→ What you have to do
Leave out the images; return the rest of the data exactly.

→ Information supplied
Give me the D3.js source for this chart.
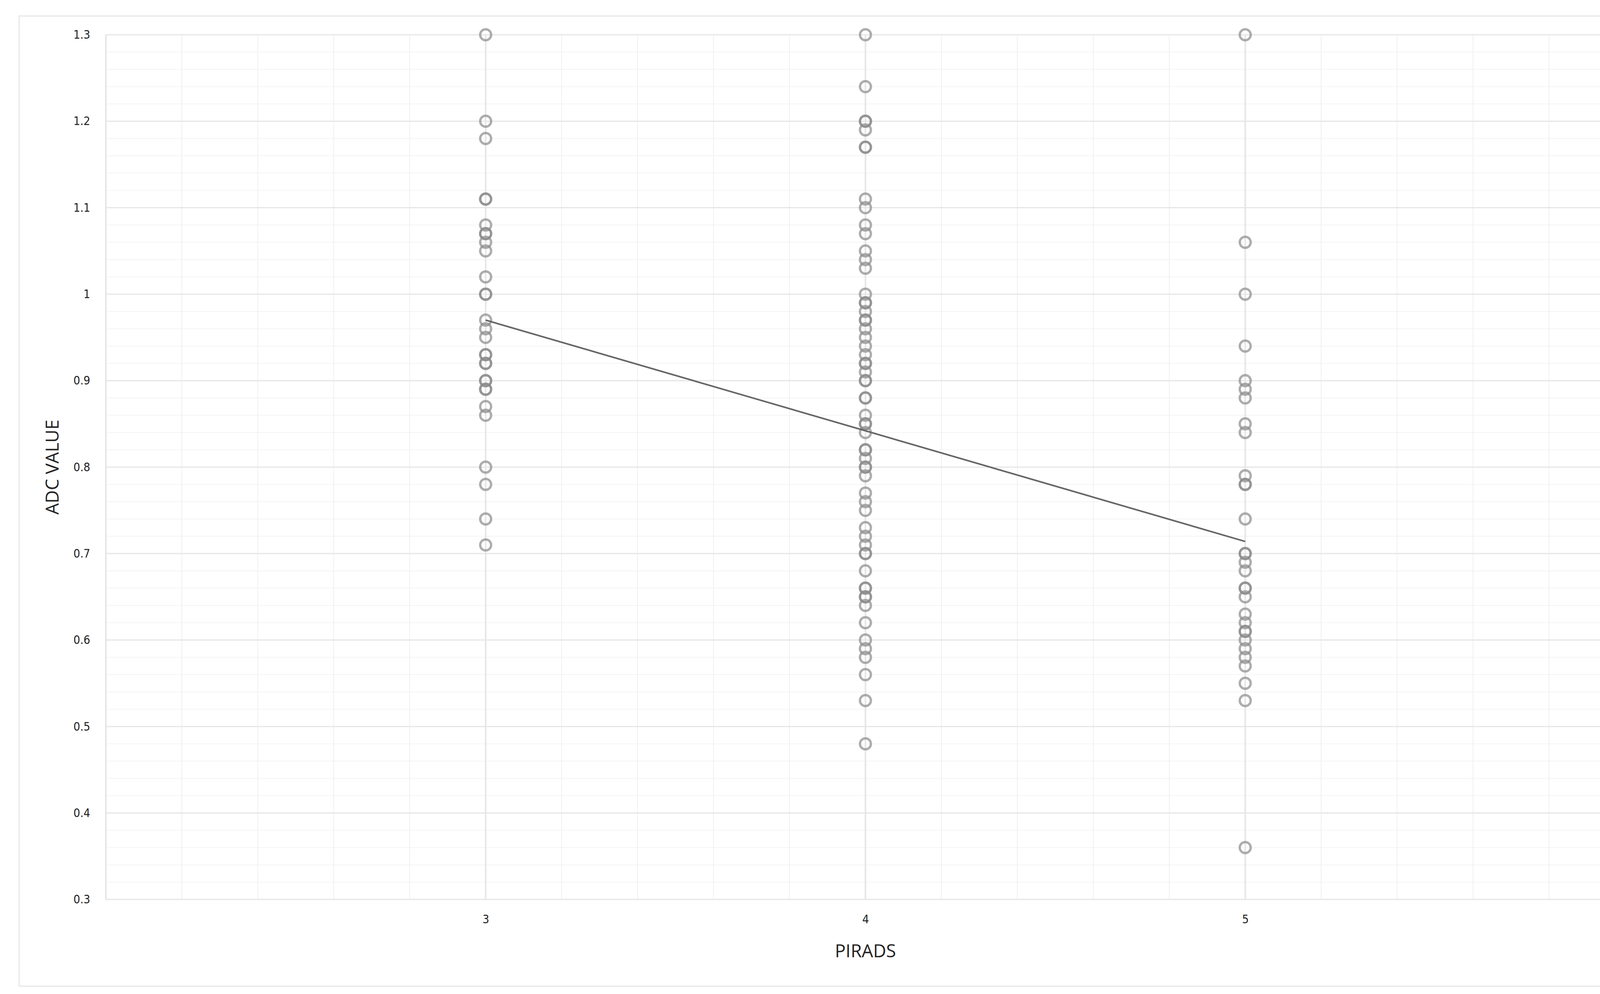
<!DOCTYPE html>
<html><head><meta charset="utf-8">
<script src="https://cdn.jsdelivr.net/npm/d3@7"></script>
<style>body{margin:0;background:#fff}text{font-family:"Open Sans",sans-serif}</style>
</head><body><svg id="chart" width="4220" height="2544"></svg>
<script>
// ADC values per PIRADS group
const pirads3 = [1.3,1.2,1.18,1.11,1.11,1.08,1.07,1.07,1.06,1.05,1.02,1.0,1.0,0.97,0.96,0.95,0.93,0.93,0.92,0.92,0.9,0.9,0.89,0.89,0.87,0.86,0.80,0.78,0.74,0.71];
const pirads4 = [1.3,1.24,1.2,1.2,1.19,1.17,1.17,1.11,1.10,1.08,1.07,1.05,1.04,1.03,1.0,0.99,0.99,0.98,0.97,0.97,0.96,0.95,0.94,0.93,0.92,0.92,0.91,0.90,0.90,0.88,0.88,0.86,0.85,0.85,0.84,0.82,0.82,0.81,0.80,0.80,0.79,0.77,0.76,0.75,0.73,0.72,0.71,0.70,0.70,0.68,0.66,0.66,0.65,0.65,0.64,0.62,0.60,0.59,0.58,0.56,0.53,0.48];
const pirads5 = [1.3,1.06,1.0,0.94,0.90,0.89,0.88,0.85,0.84,0.79,0.78,0.78,0.74,0.70,0.70,0.69,0.68,0.66,0.66,0.65,0.63,0.62,0.61,0.61,0.60,0.59,0.58,0.57,0.55,0.53,0.36];
const trendX = [3, 5];
const trendY = [0.97, 0.714];
const xTicks = [3, 4, 5];
const yTicks = [0.3,0.4,0.5,0.6,0.7,0.8,0.9,1,1.1,1.2,1.3];

const svg = d3.select("#chart");
const plotLeft = 271, plotRight = 4160, plotTop = 89, plotBottom = 2302;

const x = d3.scaleLinear().domain([2, 6]).range([plotLeft, plotRight]);
const y = d3.scaleLinear().domain([0.3, 1.3]).range([plotBottom, plotTop]);

// outer frame
svg.append("rect").attr("x", 49).attr("y", 41).attr("width", 4117).attr("height", 2483)
    .attr("fill", "none").attr("stroke", "#ececec").attr("stroke-width", 4);

// minor grid
const g = svg.append("g");
g.selectAll(".hmin").data(d3.range(0.3, 1.3001, 0.02)).join("line")
    .attr("x1", plotLeft).attr("x2", plotRight).attr("y1", d => y(d)).attr("y2", d => y(d))
    .attr("stroke", "#f4f4f4").attr("stroke-width", 2);
g.selectAll(".vmin").data(d3.range(2, 6.001, 0.2)).join("line")
    .attr("y1", plotTop).attr("y2", plotBottom).attr("x1", d => x(d)).attr("x2", d => x(d))
    .attr("stroke", "#f0f0f0").attr("stroke-width", 2);
// major grid
g.selectAll(".hmaj").data(yTicks).join("line")
    .attr("x1", plotLeft).attr("x2", plotRight).attr("y1", d => y(d)).attr("y2", d => y(d))
    .attr("stroke", "#e6e6e6").attr("stroke-width", 3);
g.selectAll(".vmaj").data([2, ...xTicks, 6]).join("line")
    .attr("y1", plotTop).attr("y2", plotBottom).attr("x1", d => x(d)).attr("x2", d => x(d))
    .attr("stroke", "#e6e6e6").attr("stroke-width", 4);

// axes (labels only)
const yAxis = svg.append("g").attr("transform", `translate(${plotLeft},0)`)
    .call(d3.axisLeft(y).tickValues(yTicks).tickFormat(d => String(+d.toFixed(1))).tickSize(0).tickPadding(40));
const xAxis = svg.append("g").attr("transform", `translate(0,${plotBottom})`)
    .call(d3.axisBottom(x).tickValues(xTicks).tickFormat(d3.format("d")).tickSize(0).tickPadding(40));
[yAxis, xAxis].forEach(a => {
    a.select(".domain").remove();
    a.selectAll("text").attr("font-size", 30).attr("fill", "#222").style("font-family", "'Liberation Sans Narrow','DejaVu Sans Condensed',sans-serif");
});

// points
const groups = [[3, pirads3], [4, pirads4], [5, pirads5]];
groups.forEach(([k, vals]) => {
    svg.append("g").selectAll("circle").data(vals).join("circle")
        .attr("cx", x(k)).attr("cy", d => y(d)).attr("r", 14)
        .attr("fill", "none").attr("stroke", "#8a8a8a").attr("stroke-opacity", 0.7).attr("stroke-width", 6);
});

// trend line
svg.append("line")
    .attr("x1", x(trendX[0])).attr("y1", y(trendY[0]))
    .attr("x2", x(trendX[1])).attr("y2", y(trendY[1]))
    .attr("stroke", "#666").attr("stroke-width", 4);

// axis titles
svg.append("text").attr("transform", `translate(150,${(plotTop + plotBottom) / 2}) rotate(-90)`)
    .attr("text-anchor", "middle").attr("font-size", 46).attr("fill", "#222").text("ADC VALUE");
svg.append("text").attr("x", x(4)).attr("y", 2450).attr("text-anchor", "middle")
    .attr("font-size", 46).attr("fill", "#222").text("PIRADS");
</script></body></html>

→ Full output
Give me the D3.js source for this chart.
<!DOCTYPE html>
<html><head><meta charset="utf-8">
<script src="https://cdn.jsdelivr.net/npm/d3@7"></script>
<style>body{margin:0;background:#fff}text{font-family:"Open Sans",sans-serif}</style>
</head><body><svg id="chart" width="4220" height="2544"></svg>
<script>
// ADC values per PIRADS group
const pirads3 = [1.3,1.2,1.18,1.11,1.11,1.08,1.07,1.07,1.06,1.05,1.02,1.0,1.0,0.97,0.96,0.95,0.93,0.93,0.92,0.92,0.9,0.9,0.89,0.89,0.87,0.86,0.80,0.78,0.74,0.71];
const pirads4 = [1.3,1.24,1.2,1.2,1.19,1.17,1.17,1.11,1.10,1.08,1.07,1.05,1.04,1.03,1.0,0.99,0.99,0.98,0.97,0.97,0.96,0.95,0.94,0.93,0.92,0.92,0.91,0.90,0.90,0.88,0.88,0.86,0.85,0.85,0.84,0.82,0.82,0.81,0.80,0.80,0.79,0.77,0.76,0.75,0.73,0.72,0.71,0.70,0.70,0.68,0.66,0.66,0.65,0.65,0.64,0.62,0.60,0.59,0.58,0.56,0.53,0.48];
const pirads5 = [1.3,1.06,1.0,0.94,0.90,0.89,0.88,0.85,0.84,0.79,0.78,0.78,0.74,0.70,0.70,0.69,0.68,0.66,0.66,0.65,0.63,0.62,0.61,0.61,0.60,0.59,0.58,0.57,0.55,0.53,0.36];
const trendX = [3, 5];
const trendY = [0.97, 0.714];
const xTicks = [3, 4, 5];
const yTicks = [0.3,0.4,0.5,0.6,0.7,0.8,0.9,1,1.1,1.2,1.3];

const svg = d3.select("#chart");
const plotLeft = 271, plotRight = 4160, plotTop = 89, plotBottom = 2302;

const x = d3.scaleLinear().domain([2, 6]).range([plotLeft, plotRight]);
const y = d3.scaleLinear().domain([0.3, 1.3]).range([plotBottom, plotTop]);

// outer frame
svg.append("rect").attr("x", 49).attr("y", 41).attr("width", 4117).attr("height", 2483)
    .attr("fill", "none").attr("stroke", "#ececec").attr("stroke-width", 4);

// minor grid
const g = svg.append("g");
g.selectAll(".hmin").data(d3.range(0.3, 1.3001, 0.02)).join("line")
    .attr("x1", plotLeft).attr("x2", plotRight).attr("y1", d => y(d)).attr("y2", d => y(d))
    .attr("stroke", "#f4f4f4").attr("stroke-width", 2);
g.selectAll(".vmin").data(d3.range(2, 6.001, 0.2)).join("line")
    .attr("y1", plotTop).attr("y2", plotBottom).attr("x1", d => x(d)).attr("x2", d => x(d))
    .attr("stroke", "#f0f0f0").attr("stroke-width", 2);
// major grid
g.selectAll(".hmaj").data(yTicks).join("line")
    .attr("x1", plotLeft).attr("x2", plotRight).attr("y1", d => y(d)).attr("y2", d => y(d))
    .attr("stroke", "#e6e6e6").attr("stroke-width", 3);
g.selectAll(".vmaj").data([2, ...xTicks, 6]).join("line")
    .attr("y1", plotTop).attr("y2", plotBottom).attr("x1", d => x(d)).attr("x2", d => x(d))
    .attr("stroke", "#e6e6e6").attr("stroke-width", 4);

// axes (labels only)
const yAxis = svg.append("g").attr("transform", `translate(${plotLeft},0)`)
    .call(d3.axisLeft(y).tickValues(yTicks).tickFormat(d => String(+d.toFixed(1))).tickSize(0).tickPadding(40));
const xAxis = svg.append("g").attr("transform", `translate(0,${plotBottom})`)
    .call(d3.axisBottom(x).tickValues(xTicks).tickFormat(d3.format("d")).tickSize(0).tickPadding(40));
[yAxis, xAxis].forEach(a => {
    a.select(".domain").remove();
    a.selectAll("text").attr("font-size", 30).attr("fill", "#222").style("font-family", "'Liberation Sans Narrow','DejaVu Sans Condensed',sans-serif");
});

// points
const groups = [[3, pirads3], [4, pirads4], [5, pirads5]];
groups.forEach(([k, vals]) => {
    svg.append("g").selectAll("circle").data(vals).join("circle")
        .attr("cx", x(k)).attr("cy", d => y(d)).attr("r", 14)
        .attr("fill", "none").attr("stroke", "#8a8a8a").attr("stroke-opacity", 0.7).attr("stroke-width", 6);
});

// trend line
svg.append("line")
    .attr("x1", x(trendX[0])).attr("y1", y(trendY[0]))
    .attr("x2", x(trendX[1])).attr("y2", y(trendY[1]))
    .attr("stroke", "#666").attr("stroke-width", 4);

// axis titles
svg.append("text").attr("transform", `translate(150,${(plotTop + plotBottom) / 2}) rotate(-90)`)
    .attr("text-anchor", "middle").attr("font-size", 46).attr("fill", "#222").text("ADC VALUE");
svg.append("text").attr("x", x(4)).attr("y", 2450).attr("text-anchor", "middle")
    .attr("font-size", 46).attr("fill", "#222").text("PIRADS");
</script></body></html>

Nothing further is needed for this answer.